The project was the fruit of a 1985 summit in Geneva between Soviet Secretary General Mikhail Gorbachev and US President Ronald Reagan, during which the leaders agreed to cooperate to develop fusion as a ‘source of energy…for the benefit of all mankind’. The design for a large, international fusion facility was collaboratively developed by the Soviet Union, the US, the EU and Japan from 1988 to 2001, and this has provided the basis for the project that is taking shape today.

The members of the project are: China, the EU, India, Japan, Korea, Russia and the US, each of whom contribute components to the machine and share in the management aspects of the project, including scientific collaboration, finance, staffing and auditing. ITER is staffed by approximately 500 people from the member communities, and as nearly as many contractors. Domestic agencies located in each ITER member country organise procurement activities and conclude contracts with industry.

Construction of the ITER scientific buildings began in 2010. Over the next eight years, the facilities will be erected; components shipped from all around the world will be assembled into the ITER device; and a commissioning and testing phase will ensue. The operational campaign will begin with First Plasma in 2019, followed by 20 years of physics experiments. The project is truly an international endeavour. The seven members together represent over half of the world’s population and 80% of the world’s GDP. The ITER tokamak will be the flagship device of the world fusion programme.

Fusion: at work in the stars
Fusion is one of nature’s most spectacular achievements. Billions and billions of fusion furnaces, the sun among them, are flaring in the universe, creating light and energy. Some 70 years ago, scientists discovered the physics behind this wonder: the sun and stars transmute matter, tirelessly transforming hydrogen nuclei into helium atoms and releasing huge amounts of energy in the process.

In the sun, fusion reactions take place in a context of enormous gravitational pressure and very high temperature (15 million degrees Celsius) – conditions that enable the natural electrostatic repulsion that exists between the positive charges of two nuclei to be overcome. The fusion of two light hydrogen atoms (H-H) produces a heavier element, helium. The mass of the resulting helium atom is not the exact sum of the two initial atoms, however, as some mass has been lost and great amounts of energy have been gained. This is what Einstein’s formula E=mc² describes: the tiny amount of lost mass (m), multiplied by the square of the speed of light (c²), results in a very large figure (E), which is the amount of energy created by a fusion reaction.

Capturing fusion on Earth
With the understanding of the process of celestial fusion came the ambition to reproduce, here on Earth, what was happening in the stars. The first fusion experiments in the 1930s were followed by the establishment of fusion physics laboratories in nearly every industrialised nation. By the mid-1950s ‘fusion machines’ of one kind or another were operating in the Soviet Union, the UK, the US, France, Germany and Japan.
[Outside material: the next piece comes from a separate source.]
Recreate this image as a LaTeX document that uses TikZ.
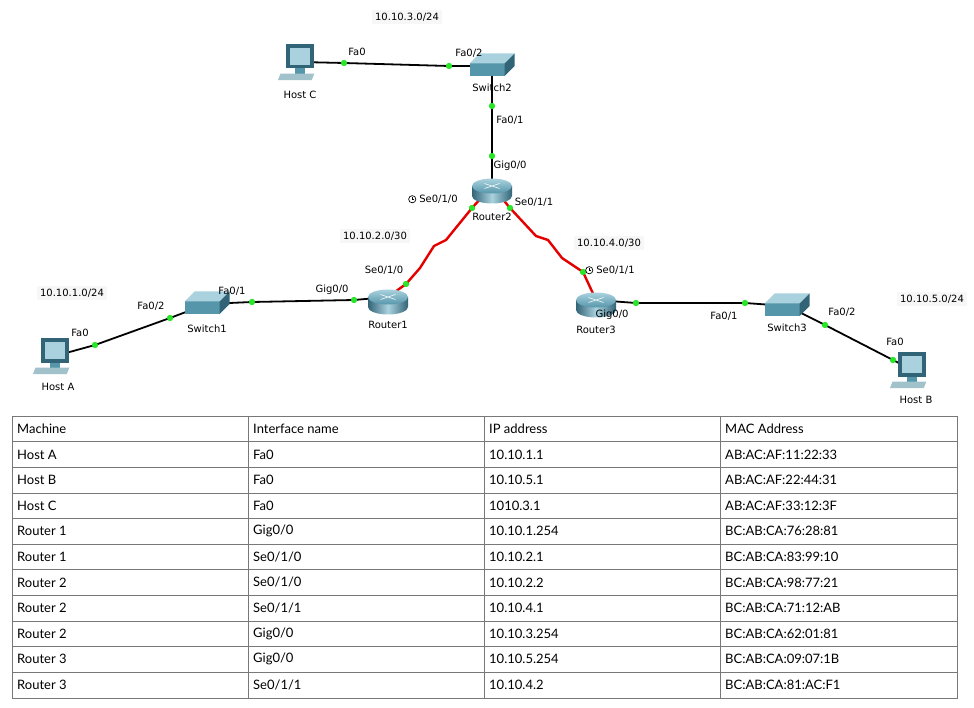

A breakthrough occurred in 1968 in the Soviet Union where, by using a doughnut-shaped magnetic confinement device called a tokamak, researchers were able to achieve temperature levels and plasma confinement times – two of the main criteria for achieving fusion – that had never before been attained. The tokamak became the dominant concept in fusion research, and such devices multiplied across the globe.

Experimentation allows physicists to identify the most promising combination of elements to reproduce fusion in the laboratory: the reaction between the two hydrogen (H) isotopes deuterium (D) and tritium (T). The D-T fusion reaction produces the highest energy gain at the ‘lowest’ temperatures, nevertheless still requiring temperatures of 150,000,000°C – 10 times higher than the H-H reaction occurring at the sun’s core. At these extreme temperatures, electrons are separated from nuclei and a gas becomes plasma – a hot, electrically charged gas. In a fusion device – as in a star – plasmas provide the environment in which light elements can fuse and yield energy. The D-T fusion produces one helium nuclei, one neutron and energy.

To achieve net fusion power in a D-T reactor such as a tokamak, the three conditions of the fusion triple product must be fulfilled:
•A very high temperature (greater than 100 million degrees Celsius);
•Plasma particle density of at least 10²² particles per cubic metre; and
•An energy confinement time – the time in which the plasma is maintained at a temperature above the critical ignition temperature – for the reactor on the order of one second.

From the 1950s onwards, it has been clear that mastering fusion would require the marshalling of the creative forces, technological skills, and financial resources of the international community. A first step in this direction was the Joint European Torus (JET) in Culham, UK, which has been in operation since 1983. In 1991, the JET Tokamak achieved the world’s first controlled release of fusion power, and steady progress has since been made in such devices around the world. The Tore Supra Tokamak (France) holds the record for the longest plasma duration time of any tokamak: six minutes and 30 seconds. The Japanese JT-60, meanwhile, achieved the highest value of fusion triple product of any device to date, and US fusion installations have reached temperatures of several hundred million degrees Celsius.

To yield more energy from fusion than has been invested to heat the plasma, it must be held at this temperature for some minimum length of time. Scaling laws predict that the larger the plasma volume, the better the results. The ITER tokamak chamber will be twice as large as any previous tokamak, with a plasma volume of 830m3. It is designed to produce 10 times the energy that is required to make the plasma: 500MW of fusion power for 50MW of input power (Q≥10). Although ITER will not convert this power to electricity, it will be an important demonstration of the potential of fusion.

One of the tasks awaiting ITER is to explore fully the properties of super-hot plasmas and their behaviour during the long pulses of fusion power the machine will enable. The challenge will be very great. ITER’s plasma pulses will be of a much longer duration than those achieved in other devices, creating intense material stress. It will be used to test and validate advanced materials and key technologies for the industrial fusion power plants of the future.